> **Set problem**: Images are not part of the copy; write out the rest of the data exactly as given.

──────

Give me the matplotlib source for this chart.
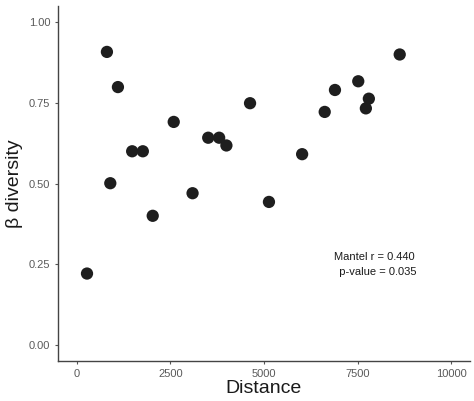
import matplotlib
matplotlib.use('Agg')
import matplotlib.pyplot as plt

plt.rcParams['font.family'] = ['Liberation Sans', 'DejaVu Sans']

# distance vs beta diversity
distance = [806, 1100, 896, 1480, 1765, 2029, 274, 2590, 3093, 3511, 3803, 3997,
            4628, 5133, 6019, 6622, 6896, 7518, 7801, 7721, 8625]
beta = [0.908, 0.799, 0.501, 0.600, 0.600, 0.400, 0.221, 0.691, 0.470, 0.642, 0.642, 0.618,
        0.749, 0.443, 0.591, 0.722, 0.790, 0.817, 0.763, 0.733, 0.900]

xticks = [0, 2500, 5000, 7500, 10000]
yticks = [0.00, 0.25, 0.50, 0.75, 1.00]
ytick_labels = ['0.00', '0.25', '0.50', '0.75', '1.00']

fig = plt.figure(figsize=(4.74, 4.01), dpi=100)
ax = fig.add_axes([0.1224, 0.0998, 0.869, 0.885])

ax.scatter(distance, beta, s=78, color='#1e1e1e', edgecolors='none', zorder=3)

ax.set_xlim(-500, 10500)
ax.set_ylim(-0.05, 1.05)
ax.set_xticks(xticks)
ax.set_xticklabels([str(t) for t in xticks])
ax.set_yticks(yticks)
ax.set_yticklabels(ytick_labels)

for side in ['top', 'right']:
    ax.spines[side].set_visible(False)
for side in ['left', 'bottom']:
    ax.spines[side].set_color('#444444')
    ax.spines[side].set_linewidth(1.0)

ax.tick_params(axis='both', colors='#555555', labelsize=8, length=2.5, width=0.8, pad=3)
ax.tick_params(axis='both', labelcolor='#5a5a5a')

ax.set_xlabel('Distance', fontsize=14, color='#1a1a1a', labelpad=1)
ax.set_ylabel('β diversity', fontsize=14, color='#1a1a1a', labelpad=4)

ax.text(7950, 0.25, 'Mantel r = 0.440\n  p-value = 0.035', fontsize=8, color='#1a1a1a',
        ha='center', va='center', linespacing=1.6)

fig.savefig('out.png', dpi=100)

──────

> **Solution to the exercise**:
Give me the matplotlib source for this chart.
import matplotlib
matplotlib.use('Agg')
import matplotlib.pyplot as plt

plt.rcParams['font.family'] = ['Liberation Sans', 'DejaVu Sans']

# distance vs beta diversity
distance = [806, 1100, 896, 1480, 1765, 2029, 274, 2590, 3093, 3511, 3803, 3997,
            4628, 5133, 6019, 6622, 6896, 7518, 7801, 7721, 8625]
beta = [0.908, 0.799, 0.501, 0.600, 0.600, 0.400, 0.221, 0.691, 0.470, 0.642, 0.642, 0.618,
        0.749, 0.443, 0.591, 0.722, 0.790, 0.817, 0.763, 0.733, 0.900]

xticks = [0, 2500, 5000, 7500, 10000]
yticks = [0.00, 0.25, 0.50, 0.75, 1.00]
ytick_labels = ['0.00', '0.25', '0.50', '0.75', '1.00']

fig = plt.figure(figsize=(4.74, 4.01), dpi=100)
ax = fig.add_axes([0.1224, 0.0998, 0.869, 0.885])

ax.scatter(distance, beta, s=78, color='#1e1e1e', edgecolors='none', zorder=3)

ax.set_xlim(-500, 10500)
ax.set_ylim(-0.05, 1.05)
ax.set_xticks(xticks)
ax.set_xticklabels([str(t) for t in xticks])
ax.set_yticks(yticks)
ax.set_yticklabels(ytick_labels)

for side in ['top', 'right']:
    ax.spines[side].set_visible(False)
for side in ['left', 'bottom']:
    ax.spines[side].set_color('#444444')
    ax.spines[side].set_linewidth(1.0)

ax.tick_params(axis='both', colors='#555555', labelsize=8, length=2.5, width=0.8, pad=3)
ax.tick_params(axis='both', labelcolor='#5a5a5a')

ax.set_xlabel('Distance', fontsize=14, color='#1a1a1a', labelpad=1)
ax.set_ylabel('β diversity', fontsize=14, color='#1a1a1a', labelpad=4)

ax.text(7950, 0.25, 'Mantel r = 0.440\n  p-value = 0.035', fontsize=8, color='#1a1a1a',
        ha='center', va='center', linespacing=1.6)

fig.savefig('out.png', dpi=100)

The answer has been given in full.